_What to do_: Lines with "Write the matplotlib code for this chart." and "W, H = 377, 820" mark the range, both included. Reproduce exactly that stretch, without pictures.

_Records to process_:

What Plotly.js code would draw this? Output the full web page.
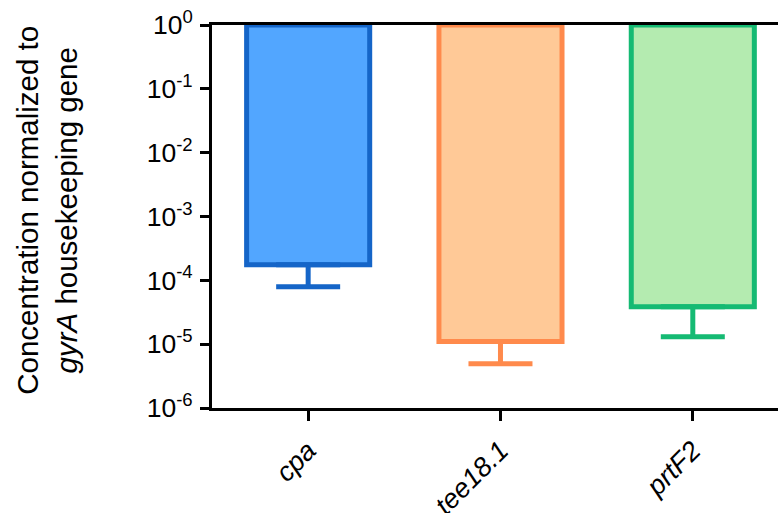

* * *

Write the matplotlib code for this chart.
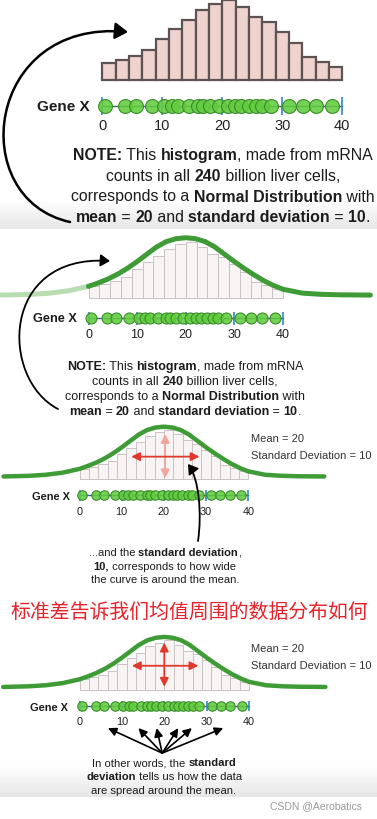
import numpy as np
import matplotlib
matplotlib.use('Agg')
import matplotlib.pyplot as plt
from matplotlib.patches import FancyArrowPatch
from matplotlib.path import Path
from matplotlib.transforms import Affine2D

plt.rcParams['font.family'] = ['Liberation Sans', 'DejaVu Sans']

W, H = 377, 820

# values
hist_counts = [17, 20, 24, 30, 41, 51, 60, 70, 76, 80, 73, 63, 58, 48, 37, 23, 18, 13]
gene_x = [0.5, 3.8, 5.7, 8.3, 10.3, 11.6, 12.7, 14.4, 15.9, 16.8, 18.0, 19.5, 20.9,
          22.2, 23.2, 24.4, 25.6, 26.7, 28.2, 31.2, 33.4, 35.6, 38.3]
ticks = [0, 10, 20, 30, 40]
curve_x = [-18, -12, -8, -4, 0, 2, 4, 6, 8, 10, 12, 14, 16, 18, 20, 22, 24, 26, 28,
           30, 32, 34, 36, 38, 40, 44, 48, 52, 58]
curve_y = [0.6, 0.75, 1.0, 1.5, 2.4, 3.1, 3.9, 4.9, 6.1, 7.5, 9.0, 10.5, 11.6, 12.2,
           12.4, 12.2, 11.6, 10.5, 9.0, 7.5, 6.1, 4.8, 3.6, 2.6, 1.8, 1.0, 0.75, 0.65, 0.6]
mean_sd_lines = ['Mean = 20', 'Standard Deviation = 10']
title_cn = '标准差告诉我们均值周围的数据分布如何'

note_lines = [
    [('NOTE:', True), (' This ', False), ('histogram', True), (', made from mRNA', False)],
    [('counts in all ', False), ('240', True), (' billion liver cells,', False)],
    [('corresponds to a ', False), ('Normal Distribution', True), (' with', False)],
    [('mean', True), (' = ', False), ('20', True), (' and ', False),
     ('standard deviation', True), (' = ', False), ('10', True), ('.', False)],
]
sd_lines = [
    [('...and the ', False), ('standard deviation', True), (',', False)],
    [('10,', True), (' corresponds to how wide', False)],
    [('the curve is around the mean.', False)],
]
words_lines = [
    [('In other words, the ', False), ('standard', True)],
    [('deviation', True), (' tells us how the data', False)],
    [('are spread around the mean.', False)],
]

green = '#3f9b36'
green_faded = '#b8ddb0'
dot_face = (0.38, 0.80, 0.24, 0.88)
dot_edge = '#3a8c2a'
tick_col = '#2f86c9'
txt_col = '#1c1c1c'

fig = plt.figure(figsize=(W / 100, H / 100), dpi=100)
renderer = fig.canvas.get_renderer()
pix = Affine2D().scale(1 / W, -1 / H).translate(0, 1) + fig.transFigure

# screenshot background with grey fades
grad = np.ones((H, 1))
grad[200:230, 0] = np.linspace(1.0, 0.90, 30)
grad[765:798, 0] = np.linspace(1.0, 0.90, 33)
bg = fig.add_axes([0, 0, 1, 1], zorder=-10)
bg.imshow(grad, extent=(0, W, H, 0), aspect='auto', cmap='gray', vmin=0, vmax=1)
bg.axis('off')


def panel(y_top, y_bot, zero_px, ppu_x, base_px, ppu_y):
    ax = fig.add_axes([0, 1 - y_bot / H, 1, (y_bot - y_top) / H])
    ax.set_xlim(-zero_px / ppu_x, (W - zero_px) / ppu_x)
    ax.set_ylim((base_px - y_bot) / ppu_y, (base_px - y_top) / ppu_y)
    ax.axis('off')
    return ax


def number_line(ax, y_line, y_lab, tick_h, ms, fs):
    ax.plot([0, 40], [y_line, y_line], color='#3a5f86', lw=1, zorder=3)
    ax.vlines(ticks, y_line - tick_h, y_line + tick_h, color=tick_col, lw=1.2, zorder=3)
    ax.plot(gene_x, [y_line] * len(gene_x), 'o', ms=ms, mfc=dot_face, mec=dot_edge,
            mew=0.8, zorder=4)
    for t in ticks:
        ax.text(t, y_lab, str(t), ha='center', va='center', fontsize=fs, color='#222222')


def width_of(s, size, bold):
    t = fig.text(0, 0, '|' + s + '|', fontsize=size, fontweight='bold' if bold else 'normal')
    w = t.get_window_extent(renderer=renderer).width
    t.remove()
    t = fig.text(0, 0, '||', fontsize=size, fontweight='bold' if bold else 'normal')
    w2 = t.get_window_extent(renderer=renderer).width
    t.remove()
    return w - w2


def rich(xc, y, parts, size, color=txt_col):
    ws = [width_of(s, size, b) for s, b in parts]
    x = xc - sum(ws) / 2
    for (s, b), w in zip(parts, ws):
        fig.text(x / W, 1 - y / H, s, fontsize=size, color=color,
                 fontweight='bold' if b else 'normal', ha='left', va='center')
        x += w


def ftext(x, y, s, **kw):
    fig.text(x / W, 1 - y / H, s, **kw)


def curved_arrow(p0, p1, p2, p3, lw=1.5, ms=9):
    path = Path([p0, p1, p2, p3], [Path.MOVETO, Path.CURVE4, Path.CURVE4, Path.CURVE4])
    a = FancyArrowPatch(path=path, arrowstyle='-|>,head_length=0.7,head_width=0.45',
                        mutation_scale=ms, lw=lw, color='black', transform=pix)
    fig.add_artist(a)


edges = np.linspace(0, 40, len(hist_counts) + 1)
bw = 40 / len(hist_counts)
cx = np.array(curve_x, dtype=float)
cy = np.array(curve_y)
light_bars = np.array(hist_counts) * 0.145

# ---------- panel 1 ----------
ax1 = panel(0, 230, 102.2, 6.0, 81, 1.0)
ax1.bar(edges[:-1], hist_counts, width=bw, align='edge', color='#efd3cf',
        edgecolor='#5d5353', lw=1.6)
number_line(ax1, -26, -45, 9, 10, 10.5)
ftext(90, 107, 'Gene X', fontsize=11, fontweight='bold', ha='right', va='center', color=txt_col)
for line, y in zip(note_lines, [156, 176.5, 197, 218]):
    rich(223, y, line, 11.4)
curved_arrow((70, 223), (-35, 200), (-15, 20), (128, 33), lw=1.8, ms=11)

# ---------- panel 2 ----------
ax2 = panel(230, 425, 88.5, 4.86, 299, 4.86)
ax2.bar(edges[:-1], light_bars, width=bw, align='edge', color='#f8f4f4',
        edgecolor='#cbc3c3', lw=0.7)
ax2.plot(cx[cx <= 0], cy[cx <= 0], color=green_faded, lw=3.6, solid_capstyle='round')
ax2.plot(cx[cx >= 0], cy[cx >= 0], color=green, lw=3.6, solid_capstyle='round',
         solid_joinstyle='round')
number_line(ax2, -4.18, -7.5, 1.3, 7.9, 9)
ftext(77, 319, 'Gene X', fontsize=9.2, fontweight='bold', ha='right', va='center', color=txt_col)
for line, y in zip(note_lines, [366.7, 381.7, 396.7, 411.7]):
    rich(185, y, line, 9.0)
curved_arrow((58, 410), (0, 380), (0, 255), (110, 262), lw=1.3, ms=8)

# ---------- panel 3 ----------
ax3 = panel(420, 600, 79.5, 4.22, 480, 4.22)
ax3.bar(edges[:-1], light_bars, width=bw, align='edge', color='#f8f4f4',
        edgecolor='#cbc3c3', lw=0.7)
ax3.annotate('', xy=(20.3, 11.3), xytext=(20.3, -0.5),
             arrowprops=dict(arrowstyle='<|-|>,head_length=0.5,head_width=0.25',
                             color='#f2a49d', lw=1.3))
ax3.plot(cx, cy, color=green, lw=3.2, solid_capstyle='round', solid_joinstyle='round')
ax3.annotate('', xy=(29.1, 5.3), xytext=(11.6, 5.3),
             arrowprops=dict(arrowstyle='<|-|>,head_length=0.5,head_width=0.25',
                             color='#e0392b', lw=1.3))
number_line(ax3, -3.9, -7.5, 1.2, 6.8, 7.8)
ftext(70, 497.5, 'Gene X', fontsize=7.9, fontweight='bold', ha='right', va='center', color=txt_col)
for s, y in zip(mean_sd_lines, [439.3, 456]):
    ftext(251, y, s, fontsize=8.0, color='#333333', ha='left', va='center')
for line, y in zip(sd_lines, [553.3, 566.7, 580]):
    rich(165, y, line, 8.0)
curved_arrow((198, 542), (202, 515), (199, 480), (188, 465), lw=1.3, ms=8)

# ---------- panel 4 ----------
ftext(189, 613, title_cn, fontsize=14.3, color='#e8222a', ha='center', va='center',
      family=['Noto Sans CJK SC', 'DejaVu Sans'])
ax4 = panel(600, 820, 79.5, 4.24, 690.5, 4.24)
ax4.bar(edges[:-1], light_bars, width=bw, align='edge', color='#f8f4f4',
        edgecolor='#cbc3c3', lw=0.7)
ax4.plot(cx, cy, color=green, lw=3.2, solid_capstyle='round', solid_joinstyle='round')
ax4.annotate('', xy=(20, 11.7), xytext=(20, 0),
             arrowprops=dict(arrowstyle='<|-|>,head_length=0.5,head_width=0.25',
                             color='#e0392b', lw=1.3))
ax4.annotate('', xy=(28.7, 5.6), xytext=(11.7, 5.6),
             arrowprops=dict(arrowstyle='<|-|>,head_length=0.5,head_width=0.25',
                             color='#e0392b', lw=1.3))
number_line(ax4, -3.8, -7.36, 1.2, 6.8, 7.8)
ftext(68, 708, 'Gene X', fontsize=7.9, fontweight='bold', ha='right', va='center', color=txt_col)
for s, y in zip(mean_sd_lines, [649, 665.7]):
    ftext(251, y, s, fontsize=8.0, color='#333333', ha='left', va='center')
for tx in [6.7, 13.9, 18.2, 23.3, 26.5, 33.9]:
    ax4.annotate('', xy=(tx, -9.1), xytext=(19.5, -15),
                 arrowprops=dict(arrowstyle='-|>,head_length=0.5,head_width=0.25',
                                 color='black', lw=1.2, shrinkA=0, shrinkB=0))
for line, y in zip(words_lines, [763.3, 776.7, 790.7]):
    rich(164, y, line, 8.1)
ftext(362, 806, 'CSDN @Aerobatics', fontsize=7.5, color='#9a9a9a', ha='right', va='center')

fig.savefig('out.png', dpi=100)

_Reply_:
Write the matplotlib code for this chart.
import numpy as np
import matplotlib
matplotlib.use('Agg')
import matplotlib.pyplot as plt
from matplotlib.patches import FancyArrowPatch
from matplotlib.path import Path
from matplotlib.transforms import Affine2D

plt.rcParams['font.family'] = ['Liberation Sans', 'DejaVu Sans']

W, H = 377, 820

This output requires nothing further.